While the University of Wisconsin’s Massive Online Open Courses had high worldwide enrollment numbers last year, they will have a more local focus this year, including a hands-on aspect at the end of the semester.
The first MOOC of the 2014-15 school year will focus on perceptive hunting, conservation and influential 20th century Wisconsin outdoorsman Aldo Leopold’s ideas.
The course, titled The Land Ethic Reclaimed, is one of six upcoming MOOCs planned for the 2014-15 school year. Over 3,600 people from all over the world have registered for The Land Ethic Reclaimed, Lika Balenovich, communication coordinator on educational innovation, said.
UW first offered four different MOOCs as a “pilot” last school year on the topics of videogames, higher education, the knowledge economy and human evolution.
The MOOCs have a global outreach, with larger MOOC’s enrollment in the thousands.
“It really varies highly depending on the topic of the course … Our video games MOOC had 58,501 enrolled,” Balenovich said.
The target audience for MOOCs is young adults who are interested in the course topics but do not have any previous knowledge on the subjects, Balenovich said.

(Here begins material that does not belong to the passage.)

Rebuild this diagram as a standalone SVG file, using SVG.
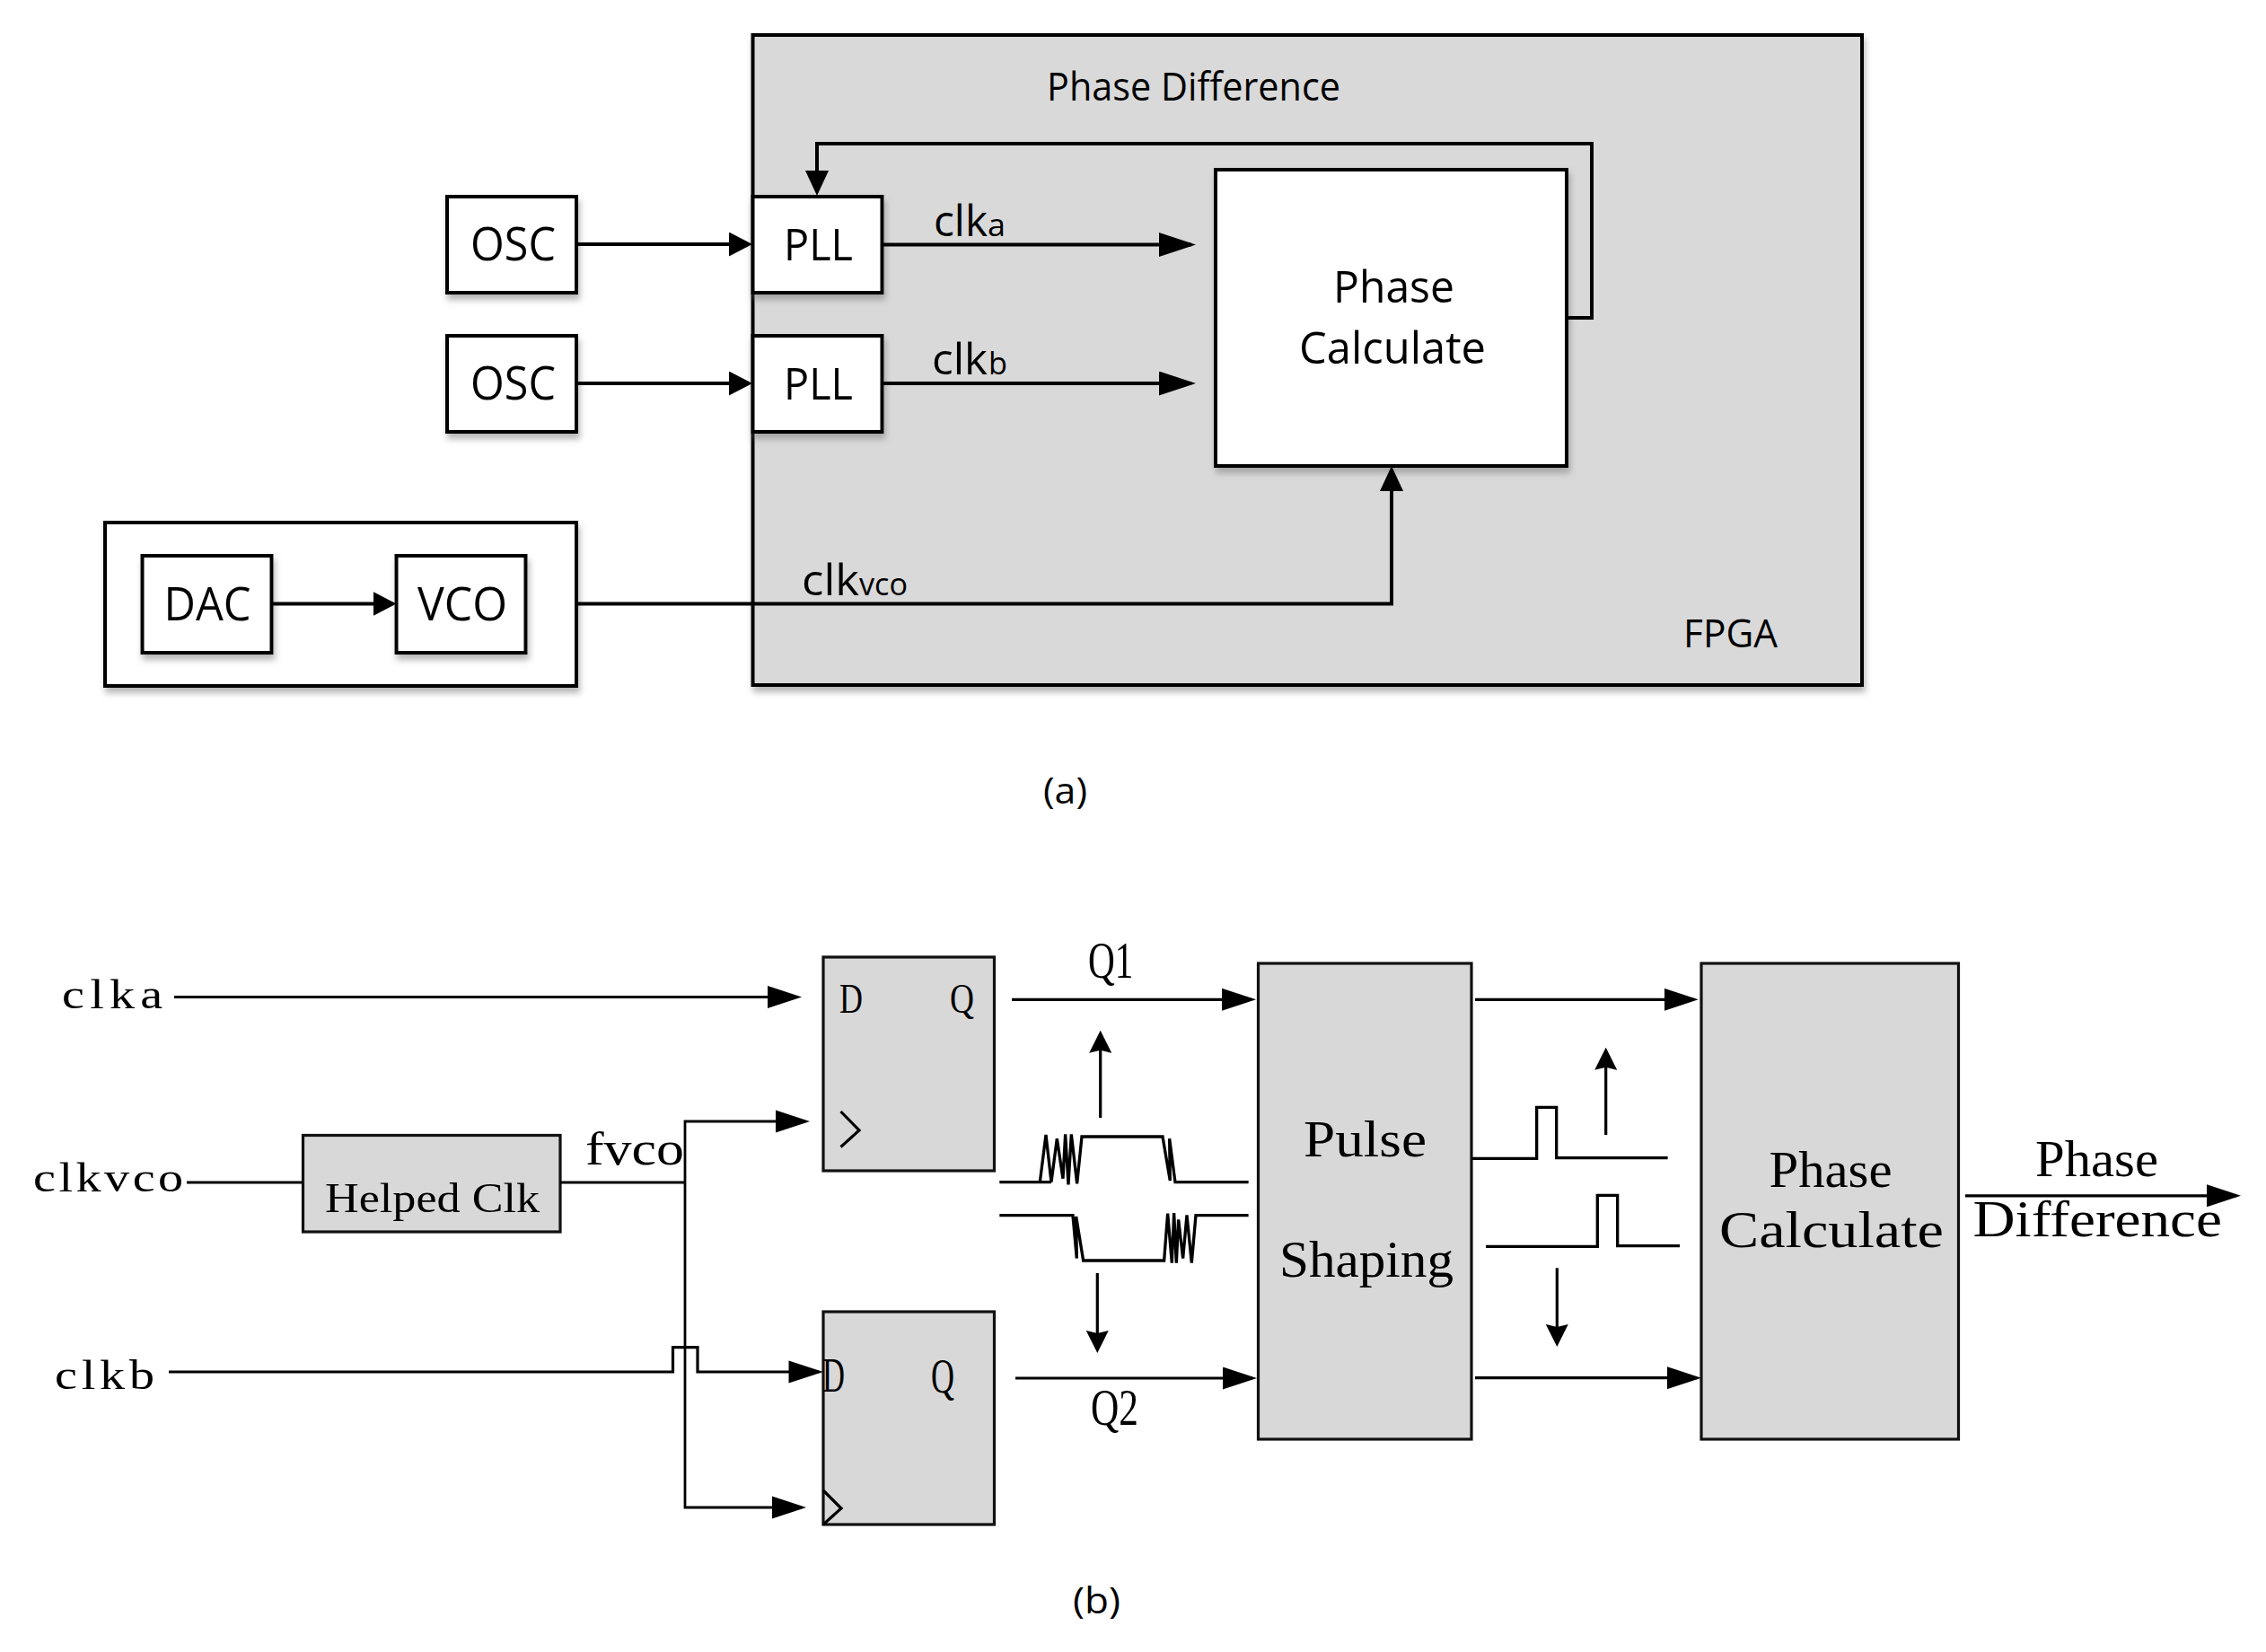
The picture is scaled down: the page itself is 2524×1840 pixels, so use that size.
<svg xmlns="http://www.w3.org/2000/svg" width="2524" height="1840" viewBox="0 0 2524 1840">
<style>
text{fill:#000}
.s{font-family:"Open Sans","Noto Sans",sans-serif}
.m{font-family:"Liberation Serif","Noto Sans CJK SC",serif}
.top{stroke:#000;stroke-width:4;fill:#fff;filter:url(#sh)}
.fpga{fill:#d9d9d9}
.bot{stroke:#111;stroke-width:3.2;fill:#d8d8d8}
.w{fill:none;stroke:#000;stroke-width:4;stroke-linejoin:miter}
.b{fill:none;stroke:#000;stroke-width:3.2;stroke-linejoin:miter}
.wave{fill:none;stroke:#000;stroke-width:10;stroke-linejoin:miter}
</style>
<defs>
<filter id="sh" x="-10%" y="-10%" width="120%" height="125%"><feDropShadow dx="2" dy="6" stdDeviation="3.5" flood-color="#7a7a7a" flood-opacity="0.55"/></filter>
<marker id="ah41" markerUnits="userSpaceOnUse" markerWidth="41" markerHeight="27" refX="36" refY="13.5" orient="auto"><polygon points="0,0 41,13.5 0,27"/></marker>
<marker id="ah26" markerUnits="userSpaceOnUse" markerWidth="26" markerHeight="27" refX="21" refY="13.5" orient="auto"><polygon points="0,0 26,13.5 0,27"/></marker>
<marker id="ah28" markerUnits="userSpaceOnUse" markerWidth="28" markerHeight="26" refX="23" refY="13" orient="auto"><polygon points="0,0 28,13 0,26"/></marker>
<marker id="ah38" markerUnits="userSpaceOnUse" markerWidth="38" markerHeight="25" refX="33" refY="12.5" orient="auto"><polygon points="0,0 38,12.5 0,25"/></marker>
<marker id="ah25" markerUnits="userSpaceOnUse" markerWidth="25" markerHeight="25" refX="20" refY="12.5" orient="auto"><polygon points="0,0 25,12.5 0,25 3,12.5"/></marker>
</defs>

<g id="fpga"><rect class="top fpga" x="838.500" y="39" width="1235.500" height="724"/>
<text class="s" x="1166" y="112" font-size="43" textLength="327" lengthAdjust="spacingAndGlyphs">Phase Difference</text>
<text class="s" x="1875" y="721" font-size="43" textLength="105" lengthAdjust="spacingAndGlyphs">FPGA</text></g>
<g id="osc-a"><rect class="top" x="498" y="219" width="144" height="107"/><text class="s" x="524" y="289.500" font-size="51" textLength="95" lengthAdjust="spacingAndGlyphs">OSC</text></g>
<g id="osc-b"><rect class="top" x="498" y="374" width="144" height="107"/><text class="s" x="524" y="445" font-size="51" textLength="95" lengthAdjust="spacingAndGlyphs">OSC</text></g>
<g id="pll-a"><rect class="top" x="838.500" y="219" width="144" height="107"/><text class="s" x="873" y="289.500" font-size="50" textLength="77" lengthAdjust="spacingAndGlyphs">PLL</text></g>
<g id="pll-b"><rect class="top" x="838.500" y="374" width="144" height="107"/><text class="s" x="873" y="445" font-size="50" textLength="77" lengthAdjust="spacingAndGlyphs">PLL</text></g>
<g id="phase-calc-a"><rect class="top" x="1354" y="189" width="391" height="330"/>
<text class="s" x="1485" y="337" font-size="50" textLength="135" lengthAdjust="spacingAndGlyphs">Phase</text>
<text class="s" x="1447" y="405" font-size="50" textLength="208" lengthAdjust="spacingAndGlyphs">Calculate</text></g>
<g id="vco-board"><rect class="top" x="117" y="582" width="525" height="182"/></g>
<g id="dac"><rect class="top" x="158.500" y="619" width="144" height="108"/><text class="s" x="182.500" y="690.500" font-size="51" textLength="97" lengthAdjust="spacingAndGlyphs">DAC</text></g>
<g id="vco"><rect class="top" x="441.500" y="619" width="144" height="108"/><text class="s" x="465" y="690.500" font-size="51" textLength="100" lengthAdjust="spacingAndGlyphs">VCO</text></g>

<g id="ff1"><rect class="bot" x="917" y="1066" width="190.500" height="238"/>
<polyline class="b" points="936.500,1238 957,1259 936.500,1277.500"/>
<text class="m" x="935" y="1128" font-size="46" textLength="26" lengthAdjust="spacingAndGlyphs">D</text>
<text class="m" x="1058" y="1128" font-size="46" textLength="27" lengthAdjust="spacingAndGlyphs">Q</text></g>
<g id="ff2"><rect class="bot" x="917" y="1461" width="190.500" height="237"/>
<polyline class="b" points="917,1660 937,1680 917,1698"/>
<text class="m" x="916" y="1550" font-size="54" textLength="25" lengthAdjust="spacingAndGlyphs">D</text>
<text class="m" x="1037" y="1550.500" font-size="54" textLength="26" lengthAdjust="spacingAndGlyphs">Q</text></g>
<g id="helped-clk"><rect class="bot" x="337.500" y="1264.500" width="286.500" height="107.500"/>
<text class="m" x="362" y="1350" font-size="46" textLength="239" lengthAdjust="spacingAndGlyphs">Helped Clk</text></g>
<g id="pulse-shaping"><rect class="bot" x="1401.500" y="1073" width="237.500" height="530"/>
<text class="m" x="1452" y="1287.500" font-size="56" textLength="137" lengthAdjust="spacingAndGlyphs">Pulse</text>
<text class="m" x="1425" y="1421.500" font-size="56" textLength="194" lengthAdjust="spacingAndGlyphs">Shaping</text></g>
<g id="phase-calc-b"><rect class="bot" x="1895" y="1073" width="286.500" height="530"/>
<text class="m" x="1970.500" y="1322" font-size="56" textLength="137" lengthAdjust="spacingAndGlyphs">Phase</text>
<text class="m" x="1915" y="1389" font-size="56" textLength="250" lengthAdjust="spacingAndGlyphs">Calculate</text></g>

<g id="connectors">
<g class="w">
<path d="M642 272H833" marker-end="url(#ah26)"/>
<path d="M642 427H833" marker-end="url(#ah26)"/>
<path d="M302.500 672.500H436.500" marker-end="url(#ah26)"/>
<path d="M982 272.500H1327" marker-end="url(#ah41)"/>
<path d="M982 427H1327" marker-end="url(#ah41)"/>
<path d="M1745 354H1773V160H910V213" marker-end="url(#ah28)"/>
<path d="M642 672.500H1550V524" marker-end="url(#ah28)"/>
</g>
<g class="b">
<path d="M194 1110.500H888" marker-end="url(#ah38)"/>
<path d="M208 1317H337"/>
<path d="M624 1317H763"/>
<path d="M897 1249H763V1679H893" stroke-width="2.800"/>
<path d="M188 1528H749.500V1500.700H777V1528H912"/>
<path d="M1127 1113.300H1394" marker-end="url(#ah38)"/>
<path d="M1131 1535H1395" marker-end="url(#ah38)"/>
<path d="M1643 1113.300H1886.700" marker-end="url(#ah38)"/>
<path d="M1643 1534.700H1890" marker-end="url(#ah38)"/>
<path d="M2189 1331.800H2491" marker-end="url(#ah38)"/>
<path d="M1225.700 1245V1152.700" marker-end="url(#ah25)"/>
<path d="M1222.300 1418V1502" marker-end="url(#ah25)"/>
<path d="M1788.700 1264V1171.700" marker-end="url(#ah25)"/>
<path d="M1734.300 1412.300V1495" marker-end="url(#ah25)"/>
</g>
<polygon points="864,1236.500 902,1249 864,1261.500"/>
<polygon points="860,1666.500 898,1679 860,1691.500"/>
<polygon points="878.500,1515.500 917,1528 878.500,1540.500"/>
</g>

<g id="waveforms">
<g transform="translate(1100 1200) scale(0.3333)">
<path class="wave" d="M40 350H213M175 350L195 192L213 350L232 205L252 338L260 190L270 358L280 190L299 355L315 198H585L610 345L608 205L627 350H872"/>
<path class="wave" d="M40 461H285L298 605L296 465L320 612H590L602 455L616 620L623 453L631 620L638 475L653 605L666 460L682 620L696 461H872"/>
</g>
<g transform="translate(1640 1130) scale(0.3333)">
<path class="wave" d="M0 481H215V310H281V479H653"/>
<path class="wave" d="M45 775H418V604H485V773H693"/>
</g>
</g>

<g id="labels">
<text class="s" y="263" font-size="47"><tspan x="1040" textLength="60" lengthAdjust="spacingAndGlyphs">clk</tspan><tspan x="1100" font-size="34" textLength="20" lengthAdjust="spacingAndGlyphs">a</tspan></text>
<text class="s" y="417" font-size="47"><tspan x="1038" textLength="62" lengthAdjust="spacingAndGlyphs">clk</tspan><tspan x="1101" font-size="34" textLength="21" lengthAdjust="spacingAndGlyphs">b</tspan></text>
<text class="s" y="663" font-size="47"><tspan x="893" textLength="64" lengthAdjust="spacingAndGlyphs">clk</tspan><tspan x="957" font-size="34" textLength="54" lengthAdjust="spacingAndGlyphs">vco</tspan></text>
<text class="s" x="1162" y="895" font-size="40" textLength="49" lengthAdjust="spacingAndGlyphs">(a)</text>
<text class="s" x="1195" y="1797" font-size="40" textLength="53" lengthAdjust="spacingAndGlyphs">(b)</text>
<text class="m" transform="translate(69 1122.500) scale(1.22 1)" font-size="46" textLength="92">clka</text>
<text class="m" transform="translate(37 1326.500) scale(1.22 1)" font-size="46" textLength="137">clkvco</text>
<text class="m" transform="translate(61 1547) scale(1.22 1)" font-size="46" textLength="91">clkb</text>
<text class="m" x="652" y="1297" font-size="52" textLength="110" lengthAdjust="spacingAndGlyphs">fvco</text>
<text class="m" x="1212" y="1089" font-size="56" textLength="50.500" lengthAdjust="spacingAndGlyphs">Q1</text>
<text class="m" x="1215" y="1586.500" font-size="56" textLength="53" lengthAdjust="spacingAndGlyphs">Q2</text>
<text class="m" x="2267" y="1310" font-size="56" textLength="137" lengthAdjust="spacingAndGlyphs">Phase</text>
<text class="m" x="2197.500" y="1377" font-size="56" textLength="277.500" lengthAdjust="spacingAndGlyphs">Difference</text>
</g>
</svg>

Despite high worldwide enrollment numbers from last year, the focus of MOOCs this year is going to be “slightly less global and a little bit more local this time around,” Balenovich said.
“What we are really trying to do this time is target our marketing and events to be specific to the state of Wisconsin and citizens of Wisconsin, alumni, people in the area,” Balenovich said.
The first course’s online lectures will be given by environmental studies professors Paul Robbins and Janet Silbernagel, as well as professor of forest and wildlife ecology Timothy Van Deelen.
The online course includes not only relevant videos made by the professors, but also new content for participants that will be released weekly throughout the month, Balenovich said. In addition to materials, registered students can access a discussion forum with fellow learners from across the world where instructors can answer their questions, she said.
UW is partnering with the Wisconsin Department of Natural Resources and the Aldo Leopold Foundation to give some MOOC participants a “hands-on” outdoors experience, John Motoviloff, Wisconsin DNR hunting and shooting sports assistant, said.
The course will culminate in a weekend of optional outdoor activities at the Aldo Leopold Foundation in Baraboo, Wis., that include pheasant hunting, outdoor cooking and deer-skinning demonstrations led by Motoviloff.
“As far as the cooking event and the pheasant hunting event, those are limited to about twenty folks… That’s the capacity, determined by the space we have,” Motoviloff said.